Ironia epocale. Parallelamente all’eccesso di anidride
carbonica che si disperde in aria tanto da causare- secondo un nutrito parere –
gli effetti dell’attuale crisi nelle temperature della Terra, conosciamo anche
la sua crisi nel mondo della produzione. L’effetto sarà quello per cui non
avremo acqua gassata, se la condizione non dovesse sbloccarsi. La ditta di
imbottigliamento Sant’Anna, una delle più grandi in Europa, ha dichiarato che
oramai possono vendere acqua gassata solo andando a prelevare dai depositi
perché la base produttiva oramai è ferma.

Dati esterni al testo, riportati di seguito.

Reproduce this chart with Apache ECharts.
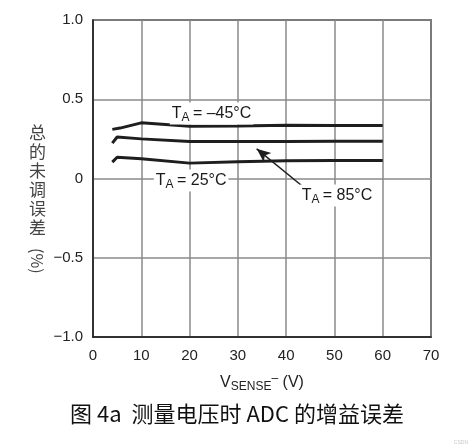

Attraverso l’Ansa sempre dallo stabilimento Sant’Anna di
Cuneo fanno sapere: “Davvero un anno terribile, tra rincari di energia e
materie prime, siccità, difficoltà a trovare personale. Manca tutto – conclude con amarezza l’amministratore Alberto
Bertone – sembra di essere in pieno dopoguerra”.
La contraddizione dei nostri tempi è quella per cui di un
elemento per cui si dichiara tanta abbondanza in natura sussiste
contemporaneamente altrettanta scarsità nel mondo della produzione. Quasi che
produzione e natura viaggiassero in mondi paralleli che non si incontrano mai e
non possono incontrarsi.
La prima obiezione che viene da fare è che uno degli assi è
falso. Non avendo alcun interesse la casa di imbottigliamento di acqua nel
lamentare un problema inesistente, c’è da chiedersi se nell’ambiente sussista
effettivamente questa grande emissione di anidride carbonica.
Ma volendosi discostare da ogni dietrologia e volendo invece
considerare entrambe le asserzioni vere, si scopre l’esatta fenomenologia del
pericolo. Questo non sta mai nell’oggetto di interesse in sé: l’anidride
carbonica. Quanto invece nella sua capacità di disporre, di gestirne di averne
in relazione ad esigenze o bisogni. Quando l’elemento sfugge dalle quantità di
interesse diventa momento di disagio.
Ed è una considerazione, questa, che postula un altro
elemento di riflessione riguardante cioè la centralità dell’uomo, inteso come
umanità, in ogni sua considerazione. Ben diversi dalle considerazioni
storicistiche per cui il dibattito nei nostri tempi si è disarcionato dalla
dimensione dell’uomo al centro dell’universo per spostare questo asse di
interesse alla natura, al pianeta, all’ecosistema. Un problema invece sussiste
fin quando interessa consumi, stili di vita, quindi produzioni che ne
garantiscono la disponibilità.
E in fondo anche la natura, l’ecosistema, la Terra
consistono nel nuovo imperativo etico solo perché debbono garantire l’esistenza
umana, non sussiste nessun imperativo categorico del terzo millennio.
Coincidenza vuole che il tema della produzione – come produciamo, in quali quantità, per quali bisogni, con quali
effetti sull’ecosistema – continuano a ritornare come tormentone e non
prescindono da qualsiasi considerazione economicistica.
L’acqua minerale, così come l’aria che respiriamo o il
riscaldamento della Terra che viviamo, non hanno eccezione. Tutto entra come
una variante di produzione. Ma nessuno osa dire che questo può rappresentare il
riscatto del pensiero di Marx. Semmai, nuovamente, l’incapacità di non porsi
come centrali in ogni considerazione sull’esistente.